Saturday was my day off, but I also had to change my sleep pattern. I got up at 7:30 and called a woman I had just met that also had Saturday off. She and I met at 9:00 and took our skis to do the Castle Rock Loop. It was overcast and CALM! There was about 4" of new snow all around the loop, deeper in some areas than others. We had had that light snowfall for a few days and no wind to scour it away. I am glad we had our skis as the conditions were almost mushy, and we were sinking in when we walked. It was one of the few days I wish I had a pair of gaiters here! The ice runway was being moved to Willy Field that day, and we could watch the buildings slowly move along the ice road in the distance. It was the first day that the snow road between Willy Field and Scott Base opened too, and already at the transition it was MUSHY and weird. No more C-141's now, so that means less cargo space for fresh vegetables. I guess I will have to start learning to like 3 bean salad! The food has been pretty good so far.

The new weather channel on TV is pretty neat. They not only give the forecast for Mactown, they tell about weather at Scott Base, Dry Valleys, remote camps, and give high/low temps for major US cities. I enjoyed looking at it!

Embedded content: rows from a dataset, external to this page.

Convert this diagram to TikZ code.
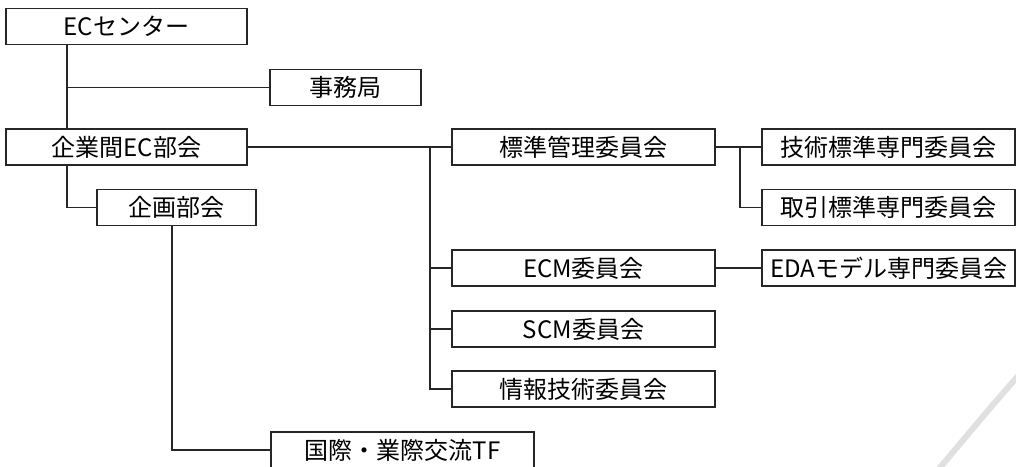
\documentclass[tikz,border=0pt]{standalone}
\usepackage{fontspec}
\setmainfont{Noto Sans CJK JP}
\usetikzlibrary{positioning,calc}
\tikzstyle{every node}=[font=\fontsize{18pt}{20pt}\selectfont, text centered]
\tikzstyle{unit} = [rectangle, draw=black!85, line width=1pt, inner sep=0pt, minimum height=27pt]
\tikzstyle{head} = [unit, minimum width=180.75pt]
\tikzstyle{cmte} = [unit, minimum width=197.25pt]
\tikzstyle{spec} = [unit, minimum width=189.75pt]
\tikzstyle{wire} = [draw=black!85, line width=1pt]

\begin{document}
\begin{tikzpicture}[x=0.75pt,y=-0.75pt]
    \useasboundingbox (0,0) rectangle (1016,467);
    \clip (0,0) rectangle (1016,467);

    % trunk lines
    \coordinate (leftBus) at (67,0);
    \coordinate (planBus) at (172,0);
    \coordinate (cmteBus) at (430,0);
    \coordinate (specBus) at (740,0);

    \node[head] (center) at (126.5,26.5) {ECセンター};
    \node[unit, minimum width=113.25pt] (office) at (345.5,87.5) {事務局};
    \node[head] (b2b) at (126.5,147) {企業間EC部会};
    \node[unit, minimum width=119.25pt] (plan) at (176.5,207.5) {企画部会};

    \node[cmte] (std) at (583.5,147) {標準管理委員会};
    \node[cmte] (ecm) at (583.5,268) {ECM委員会};
    \node[cmte] (scm) at (583.5,329) {SCM委員会};
    \node[cmte] (info) at (583.5,389) {情報技術委員会};
    \node[cmte] (intl) at (402.5,450) {国際・業際交流TF};

    \node[spec] (tech) at (888.5,147) {技術標準専門委員会};
    \node[spec] (trade) at (888.5,207.5) {取引標準専門委員会};
    \node[spec] (eda) at (888.5,268) {EDAモデル専門委員会};

    \draw[wire] (center.south -| leftBus) -- (b2b.north -| leftBus);
    \draw[wire] (leftBus |- office) -- (office.west);
    \draw[wire] (b2b.south -| leftBus) |- (plan.west);
    \draw[wire] (plan.south -| planBus) |- (intl.west);

    \draw[wire] (b2b.east) -- (std.west);
    \draw[wire] (b2b.east -| cmteBus) |- (info.west);
    \draw[wire] (cmteBus |- ecm) -- (ecm.west);
    \draw[wire] (cmteBus |- scm) -- (scm.west);

    \draw[wire] (std.east) -- (tech.west);
    \draw[wire] (std.east -| specBus) |- (trade.west);
    \draw[wire] (ecm.east) -- (eda.west);

    %\draw[black!50] (0,0) rectangle (1016,467);
    \draw[black!12, line width=4.5pt] (1018,376) .. controls (990,408) .. (938,470);
\end{tikzpicture}
\end{document}
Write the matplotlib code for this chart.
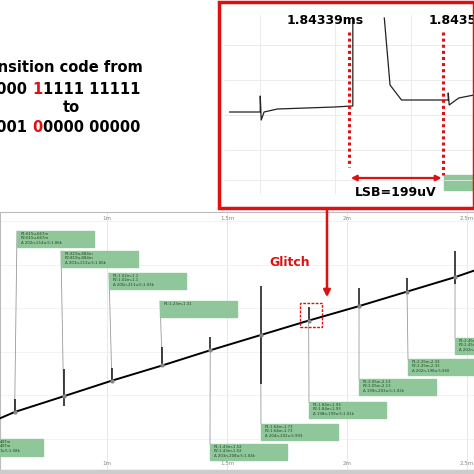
import matplotlib.pyplot as plt
from matplotlib.patches import Rectangle, FancyArrowPatch

# step points of the ramp (time in ms, level in V)
t_steps = [0.615, 0.819, 1.02, 1.23, 1.43, 1.64, 1.84, 2.05, 2.25, 2.45]
v_steps = [0.667, 0.884, 1.1, 1.31, 1.52, 1.73, 1.93, 2.13, 2.33, 2.53]
spike_lo = [0.667, 0.75, 1.08, 1.30, 1.51, 1.05, 1.94, 2.12, 2.31, 2.44]
spike_hi = [0.85, 1.26, 1.27, 1.57, 1.70, 2.41, 2.12, 2.38, 2.52, 2.89]
label_t = ['615u', '819u', '1.02m', '1.23m', '1.43m', '1.64m', '1.84m', '2.05m', '2.25m', '2.45m']
label_v = ['667m', '884m', '1.1', '1.31', '1.52', '1.73', '1.93', '2.13', '2.33', '2.53']
label_d = ['202n,214u:5:1.06k', '201n,213u:5:1.06k', '205n,211u:5:1.03k', '', '203n,208u:5:1.04k',
           '204n,202u:5:993', '198n,199u:5:1.01k', '199n,203u:5:1.02k', '202n,198u:5:960', '202n,201u:5:1.0k']
major_ticks = [1.0, 1.5, 2.0, 2.5]
tick_names = ['1m', '1.5m', '2m', '2.5m']

# zoomed-in view of the glitch (arbitrary time units)
z1_t = [0, 32, 32, 33, 36, 50, 80, 110, 128, 129, 129]
z1_v = [107, 107, 91, 115, 107, 104, 103, 102, 101, 101, 13]
z2_t = [162, 168, 180, 229, 229, 230, 240, 256]
z2_v = [13, 80, 95, 95, 88, 100, 93, 90]

XL, XR = 0.554, 2.529
YB, YT = -0.134, 3.43
GREEN = '#8fc79a'

fig = plt.figure(figsize=(4.74, 4.74), dpi=100)
ax = fig.add_axes([0, 4 / 474, 1, 258 / 474])
ax.set_xlim(XL, XR)
ax.set_ylim(YB, YT)
ax.set_xticks([])
ax.set_yticks([])
for s in ax.spines.values():
    s.set_color('#bbbbbb')
for t in major_ticks:
    ax.axvline(t, color='#e4e4e4', lw=0.6, zorder=0)
for v in [0.3, 0.9, 1.5, 2.1, 2.7, 3.3]:
    ax.axhline(v, color='#eeeeee', lw=0.5, zorder=0)
for t, n in zip(major_ticks, tick_names):
    ax.text(t, YT - 0.05, n, fontsize=4, color='#888888', ha='center', va='top')
    ax.text(t, YB + 0.05, n, fontsize=4, color='#888888', ha='center', va='bottom')


def py(ypx):
    return YB + (470 - ypx) / 258 * (YT - YB)


def px(xpx):
    return XL + xpx / 474 * (XR - XL)


ax.plot([XL] + t_steps + [XR], [0.58] + v_steps + [2.62], color='black', lw=1.4, zorder=3)
ax.vlines(t_steps, spike_lo, spike_hi, color='#222222', lw=1.2, zorder=3)
ax.plot(t_steps, v_steps, 'o', ms=2, color='#888888', zorder=4)

# label boxes: (left px, top px)
boxes = [(17, 231), (61, 251), (109, 273), (160, 301), (210, 444), (261, 424),
         (309, 402), (359, 379), (408, 359), (455, 338)]
for i, (bx, by) in enumerate(boxes):
    ax.plot([t_steps[i], px(bx)], [v_steps[i], py(by)], color='#999999', lw=0.6, zorder=2)
    ax.add_patch(Rectangle((px(bx), py(by + 16)), px(bx + 77) - px(bx), py(by) - py(by + 16),
                           color=GREEN, zorder=5, clip_on=True))
    lines = 'P1:%s,%s\nP2:%s,%s' % (label_t[i], label_v[i], label_t[i], label_v[i])
    if label_d[i]:
        lines += '\n\u0394 ' + label_d[i]
    else:
        lines = 'P1:%s,%s' % (label_t[i], label_v[i])
    ax.text(px(bx + 4), py(by + 1), lines, fontsize=2.8, va='top', color='#224422',
            linespacing=1.1, zorder=6, clip_on=True)
ax.add_patch(Rectangle((px(-10), py(456)), px(43) - px(-10), py(439) - py(456), color=GREEN, zorder=5))
ax.text(px(0), py(440), '447m\n447m\n7u:5:1.08k', fontsize=2.8, va='top', color='#224422',
        linespacing=1.1, zorder=6)

ax.add_patch(Rectangle((px(300), py(327)), px(322) - px(300), py(303) - py(327),
                       fill=False, ec='#dd1111', ls=(0, (2, 1)), lw=1.0, zorder=7))
ax.text(px(290), py(263), 'Glitch', color='#dd1111', fontsize=9, fontweight='bold',
        ha='center', va='center')
ax.add_patch(FancyArrowPatch((px(327), py(206)), (px(327), py(300)), arrowstyle='-|>',
                             mutation_scale=10, color='#dd1111', lw=1.8, clip_on=False, zorder=8))

# inset of the glitch
frame = Rectangle((219 / 474, 1 - 208 / 474), 255 / 474, 206 / 474, transform=fig.transFigure,
                  fill=False, ec='#dd1111', lw=2.5)
fig.patches.append(frame)
ix = fig.add_axes([224 / 474, 1 - 203 / 474, 250 / 474, 198 / 474])
ix.set_xlim(-6, 256)
ix.set_ylim(198, 0)
ix.axis('off')
for g in [32, 110, 190]:
    ix.axvline(g, color='#e8e8e8', lw=0.6, ymin=0.05, ymax=0.95)
for g in [40, 75, 110, 145, 175]:
    ix.axhline(g, color='#e8e8e8', lw=0.6)
ix.plot(z1_t, z1_v, color='#222222', lw=0.9)
ix.plot(z2_t, z2_v, color='#222222', lw=0.9)
ix.vlines([125, 224], 27, [162, 170], color='#dd1111', lw=2.2, linestyles=(0, (1, 1)))
ix.annotate('', xy=(124, 173), xytext=(225, 173),
            arrowprops=dict(arrowstyle='<|-|>', color='#dd1111', lw=1.6, mutation_scale=8))
ix.text(100, 16, '1.84339ms', fontsize=9, fontweight='bold', ha='center', va='center')
ix.text(208, 16, '1.8435', fontsize=9, fontweight='bold', ha='left', va='center')
ix.text(174, 187, 'LSB=199uV', fontsize=9, fontweight='bold', ha='center', va='center')
ix.add_patch(Rectangle((225, 170), 40, 15, color=GREEN, clip_on=True))

# transition code text
FS = 10.5
fig.text(143 / 474, 1 - 68 / 474, 'Transition code from', fontsize=FS, fontweight='bold',
         ha='right', va='center')
fig.text(71 / 474, 1 - 108 / 474, 'to', fontsize=FS, fontweight='bold', ha='center', va='center')


def colored_line(y, parts, right):
    r = fig.canvas.get_renderer()
    x = right
    for s, c in reversed(parts):
        t = fig.text(x, y, s, fontsize=FS, fontweight='bold', color=c, ha='right', va='center')
        w = t.get_window_extent(r).width / fig.bbox.width
        x -= w


colored_line(1 - 90 / 474, [('0000 ', 'black'), ('1', '#dd1111'), ('1111 11111', 'black')], 140 / 474)
colored_line(1 - 128 / 474, [('0001 ', 'black'), ('0', '#dd1111'), ('0000 00000', 'black')], 140 / 474)

fig.patches.append(Rectangle((0, 0), 1, 4 / 474, transform=fig.transFigure, color='#cccccc'))
fig.savefig('out.png', dpi=100)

I am in the process of changing my sleep pattern to work midnights. I tried to take a nap before coming in at midnight, but it was impossible to sleep. I am going to be a zombie when I get off at noon! I missed the big Christmas party at the Helo hangar tonight, but I have to sleep SOMETIME. Tomorrow is the "Polar Plunge" at Scott Base, but since I will have just finished working and will have been up for over 24 hours I am not going to attempt it. I don't want to push it! Every year they cut a hole in the ice at Scott Base and folks strip down to their shoes and take a plunge in the ICY water!!! I think they are NUTS! They are also having a 2 mile "fun run" in McMurdo and I am going to miss that too. There is so much going on here that it is hard to try to do everything!